So...I had a situation recently that made me wonder if I was the crazy one. After discussing with several friends (married with & without children), I've come to the conclusion that I am, in fact, NOT crazy.
Here is what happened...
A few weeks ago, I got a text from an acquaintance. Now, I like this woman, her husband, and her 2 kids, but I wouldn't call them friends. We socialize maybe twice a year and I never call her just to chat or go do something. And I would never call/ask her for a favor, because I'd feel like I was imposing, since we aren't close friends.
Anyway, she and two of my friends (a married couple) were going to a big game that Saturday. She texted me asking if I could watch her kids for 2 hours in the morning. Now, it's not that I'm not willing to help out, but I was a little shocked that she'd ask that of me...an acquaintance?
I couldn't watch them the whole 2 hours, but offered 45 minutes - assuming she wouldn't take me up on it. Well, she DID take me up on that. So, I agreed to do it. (If a friend told me they could only help for 45 minutes, I 1) wouldn't take them up on it, because why inconvenience them for such a short amount of time, and 2) I'd figure something else out as 45 minutes wouldn't seem worth it.)
Later that night, she called me, and I thought she was just calling to say thank you. Well, she was... But then she said, "Well, we've pieced together child care for most of the day Saturday..." Oh, frick - she's going to ask me for MORE? Seriously?
So, she asked if I was busy at 9:30pm that night...and if I could go pick up her kids, then bring them home, do the bedtime routine, then WAIT for them to get home from the game, which ended up being close to midnight.
Here's the thing - I know that I could, SHOULD, have said no. But, being single and childless, I knew she figured I probably had nothing going on at 9:30 at night. I mean, what excuse could I give?
I agreed to do it, even though I was floored she was asking this of me. It totally messed up my previously "free" day to get things done.
When I got there the next morning, the husband said, "Thanks for doing this...we were trying to think, 'Who wouldn't be watching the game?'" Um, I actually DO watch the games from time to time and if I wasn't watching the game - WHY would I want to cart your kids around instead? Seriously?
Bottom line - If i'm not a good enough friend to consider inviting to the game, then I'm probably not someone you should ask to babysit your kids. And, by the way, isn't that what babysitters are for?
NONE of my actual close friends would ever ask me to do something like this, EVER. They were all floored and annoyed. To me, the whole thing showed a lack of thought, and a lot of selfishness. All they cared about was going to the game.
Side note - the kids know me alright, but not well. They had to ask what my name was when I picked them up that night...yah, we are SO close.
She did give me a gift card, so that was nice. But really, I'd rather have my Saturday back. I can get myself a gift card. It's the principle of the thing.
Lesson learned? First of all, I will never agree to do something like this ever again - unless it's for close friends who are in an emergency family situation.
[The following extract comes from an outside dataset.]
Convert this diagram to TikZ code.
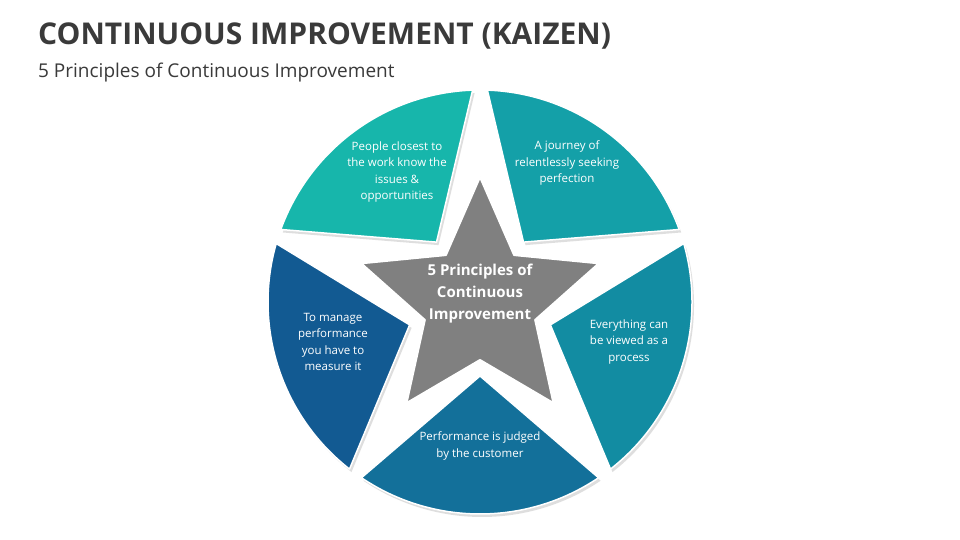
\documentclass[tikz,border=0pt]{standalone}
\usepackage{fontspec}
\setmainfont{Open Sans}
\usetikzlibrary{calc}
\definecolor{cA}{HTML}{17B6AB}
\definecolor{cB}{HTML}{14A0A8}
\definecolor{cC}{HTML}{128CA2}
\definecolor{cD}{HTML}{13709A}
\definecolor{cE}{HTML}{125A92}
\definecolor{title}{HTML}{3A3A3A}
\tikzset{seg/.style={draw=white,line width=1.5pt,line join=round},
 segtext/.style={text=white,align=center,font=\fontsize{11.5}{16.5}\selectfont}}
\begin{document}
\begin{tikzpicture}[x=1pt,y=1pt]
\useasboundingbox (0,0) rectangle (960,540);
\fill[white] (0,0) rectangle (960,540);
\node[anchor=west,text=title,font=\fontsize{30}{34}\selectfont\bfseries,inner sep=0pt] (t) at (38,504) {CONTINUOUS IMPROVEMENT (KAIZEN)};
\node[anchor=west,text=title,font=\fontsize{19}{22}\selectfont,inner sep=0pt] (s) at (38,467) {5 Principles of Continuous Improvement};
\coordinate (C) at (480,238);
\foreach \k/\c in {0/cB,1/cC,2/cD,3/cE,4/cA}{
  \pgfmathsetmacro\a{88-72*\k}
  \pgfmathsetmacro\b{20-72*\k}
  \pgfmathsetmacro\v{54-72*\k}
  \fill[black!25,opacity=0.5] ($(C)+(\a:212)+(2,-3)$) arc[start angle=\a,end angle=\b,radius=212] -- ($(C)+(\v:74)+(2,-3)$) -- cycle;
  \filldraw[seg,fill=\c] ($(C)+(\a:212)$) arc[start angle=\a,end angle=\b,radius=212] -- ($(C)+(\v:74)$) -- cycle;
}
\filldraw[seg,fill=black!50,line width=2pt]
 ($(C)+(90:125)$) -- ($(C)+(126:58)$) -- ($(C)+(162:125)$) -- ($(C)+(198:58)$) -- ($(C)+(234:125)$) -- ($(C)+(270:58)$) -- ($(C)+(306:125)$) -- ($(C)+(342:58)$) -- ($(C)+(18:125)$) -- ($(C)+(54:58)$) -- cycle;
\node[segtext] (p1) at (397,368) {People closest to\\the work know the\\issues \&\\opportunities};
\node[segtext] (p2) at (567,377) {A journey of\\relentlessly seeking\\perfection};
\node[segtext] (p3) at (629,198) {Everything can\\be viewed as a\\process};
\node[segtext] (p4) at (480,94) {Performance is judged\\by the customer};
\node[segtext] (p5) at (333,198) {To manage\\performance\\you have to\\measure it};
\node[text=white,align=center,font=\fontsize{15}{22}\selectfont\bfseries] (st) at (480,246) {5 Principles of\\Continuous\\Improvement};
\end{tikzpicture}
\end{document}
Secondly, I need to learn that I can say no and not give a reason. It wasn't my problem that they didn't have child care...it was theirs. So, I could/should have said I wasn't available, and then not given any reason. I don't owe them an explanation. This is something I'll have to work on, for sure!
As always, I love to get your feedback!
3 months ago
I totally agree with you, they should never have asked this from you. BUT -- and I say this in the nicest way possible -- you lose your right to complain because you said yes. You should have said no and then just thought about how selfish it was they even asked. Once you say yes, you know what you are getting into. I think it's a good lesson -- and you are so right, you can say no without a good reason!